Return on average assets declined year over year to 0.97% from 1.15%. Return on average shareholders' equity was 14.18% compared with 17.65% as of Mar 31, 2021.

Conclusion

Rising loans amid an improving economy are likely to continue supporting Bank of Hawaii’s top line. In addition, increasing net interest income is anticipated to keep aiding the bank’s top-line growth. Nevertheless, rising expenses limit bottom-line growth. Also, NIM declines pose a concern.

Bank of Hawaii Corporation Price, Consensus and EPS Surprise

Bank of Hawaii Corporation Price, Consensus and EPS Surprise
Bank of Hawaii Corporation Price, Consensus and EPS Surprise

Bank of Hawaii Corporation price-consensus-eps-surprise-chart | Bank of Hawaii Corporation Quote

Currently, Bank of Hawaii carries a Zacks Rank #3 (Hold). You can see the complete list of today’s Zacks #1 Rank (Strong Buy) stocks here.

Performance of Other Banks

First Horizon National Corporation’s FHN first-quarter 2022 adjusted earnings per share of 38 cents beat the Zacks Consensus Estimate of 34 cents. However, the figure declined 25% year over year. Results excluded after-tax impacts of 4 cents per share from notable items related to the IBERIABANK Corporation and TD-Bank merger transactions.

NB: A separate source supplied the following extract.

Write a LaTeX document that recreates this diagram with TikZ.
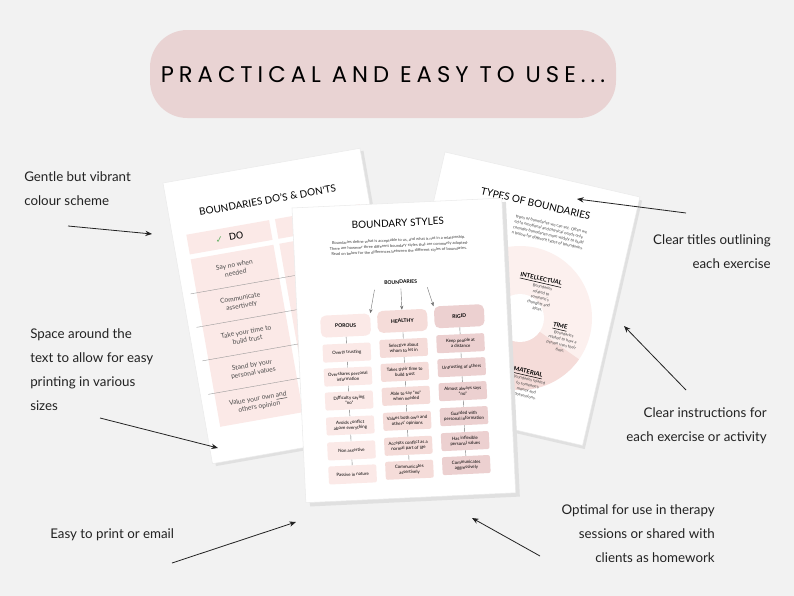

First Horizon’s results reflect higher loan balance, provision benefits and declining expenses. However, declines in NII and fee income affected revenues. Also, pressure on margin due to low interest rates was a spoilsport for FHN.

M&T Bank Corporation MTB reported net operating earnings per share of $2.73 in first-quarter 2022, surpassing the Zacks Consensus Estimate of $2.26. However, MTB’s bottom line compares unfavorably with the $3.41 per share reported in the year-ago period.

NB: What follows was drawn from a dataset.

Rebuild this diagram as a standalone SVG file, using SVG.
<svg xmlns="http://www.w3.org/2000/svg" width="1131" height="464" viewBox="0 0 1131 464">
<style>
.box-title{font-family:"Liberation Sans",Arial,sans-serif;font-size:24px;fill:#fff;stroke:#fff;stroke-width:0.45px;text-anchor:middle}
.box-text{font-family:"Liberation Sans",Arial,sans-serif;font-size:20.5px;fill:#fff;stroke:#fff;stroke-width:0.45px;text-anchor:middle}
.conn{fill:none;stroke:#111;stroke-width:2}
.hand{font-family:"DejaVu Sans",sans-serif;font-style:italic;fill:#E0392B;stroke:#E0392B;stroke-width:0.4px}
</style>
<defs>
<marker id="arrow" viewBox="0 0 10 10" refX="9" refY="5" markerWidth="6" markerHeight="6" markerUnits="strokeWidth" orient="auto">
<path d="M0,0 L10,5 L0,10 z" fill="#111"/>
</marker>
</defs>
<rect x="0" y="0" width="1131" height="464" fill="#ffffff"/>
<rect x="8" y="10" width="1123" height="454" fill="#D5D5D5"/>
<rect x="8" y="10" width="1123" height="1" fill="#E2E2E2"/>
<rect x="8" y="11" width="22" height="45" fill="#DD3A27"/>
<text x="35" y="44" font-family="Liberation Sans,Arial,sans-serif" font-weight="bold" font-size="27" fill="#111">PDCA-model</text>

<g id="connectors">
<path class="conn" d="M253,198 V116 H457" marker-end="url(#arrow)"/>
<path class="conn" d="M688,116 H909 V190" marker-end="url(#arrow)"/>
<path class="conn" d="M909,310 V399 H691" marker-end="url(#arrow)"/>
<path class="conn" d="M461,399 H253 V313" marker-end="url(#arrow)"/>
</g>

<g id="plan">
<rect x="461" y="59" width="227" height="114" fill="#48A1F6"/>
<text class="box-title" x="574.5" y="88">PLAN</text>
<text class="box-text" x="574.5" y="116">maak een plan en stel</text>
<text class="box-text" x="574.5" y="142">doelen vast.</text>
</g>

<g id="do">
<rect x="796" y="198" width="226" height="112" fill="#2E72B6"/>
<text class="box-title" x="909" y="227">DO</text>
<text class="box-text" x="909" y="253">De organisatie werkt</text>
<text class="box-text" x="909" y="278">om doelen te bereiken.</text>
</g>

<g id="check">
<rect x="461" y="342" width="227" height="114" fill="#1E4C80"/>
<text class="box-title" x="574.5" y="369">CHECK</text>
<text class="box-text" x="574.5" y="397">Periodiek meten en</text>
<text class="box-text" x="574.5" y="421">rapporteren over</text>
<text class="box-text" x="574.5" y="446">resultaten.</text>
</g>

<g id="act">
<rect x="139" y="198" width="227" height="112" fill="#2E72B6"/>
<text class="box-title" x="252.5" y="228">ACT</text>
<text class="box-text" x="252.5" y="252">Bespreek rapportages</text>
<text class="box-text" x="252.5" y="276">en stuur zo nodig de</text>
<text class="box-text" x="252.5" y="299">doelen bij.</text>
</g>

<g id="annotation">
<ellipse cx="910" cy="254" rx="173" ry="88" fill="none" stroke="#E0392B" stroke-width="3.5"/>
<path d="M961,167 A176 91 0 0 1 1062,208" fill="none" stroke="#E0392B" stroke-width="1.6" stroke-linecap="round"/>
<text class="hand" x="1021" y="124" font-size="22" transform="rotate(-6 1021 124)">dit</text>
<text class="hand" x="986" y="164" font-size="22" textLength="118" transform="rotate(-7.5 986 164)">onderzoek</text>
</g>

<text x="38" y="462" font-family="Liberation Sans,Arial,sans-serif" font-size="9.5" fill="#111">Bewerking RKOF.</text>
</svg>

A rise in non-interest income and a strong capital position were tailwinds for M&T Bank. However, a fall in NII, net interest margin and a rise in expenses were the key undermining factors.

Cadence Bank CADE reported first-quarter 2022 adjusted earnings per share of 65 cents, beating the Zacks Consensus Estimate of 60 cents. However, the bottom line compares unfavorably with 78 cents reported in the year-ago quarter.

Higher revenues were aided by an increase in net interest revenues. Moreover, higher deposit balances and loans strengthened its balance sheet. Nevertheless, shrinking net interest margins, weak capital ratios and elevated expenses were major drags.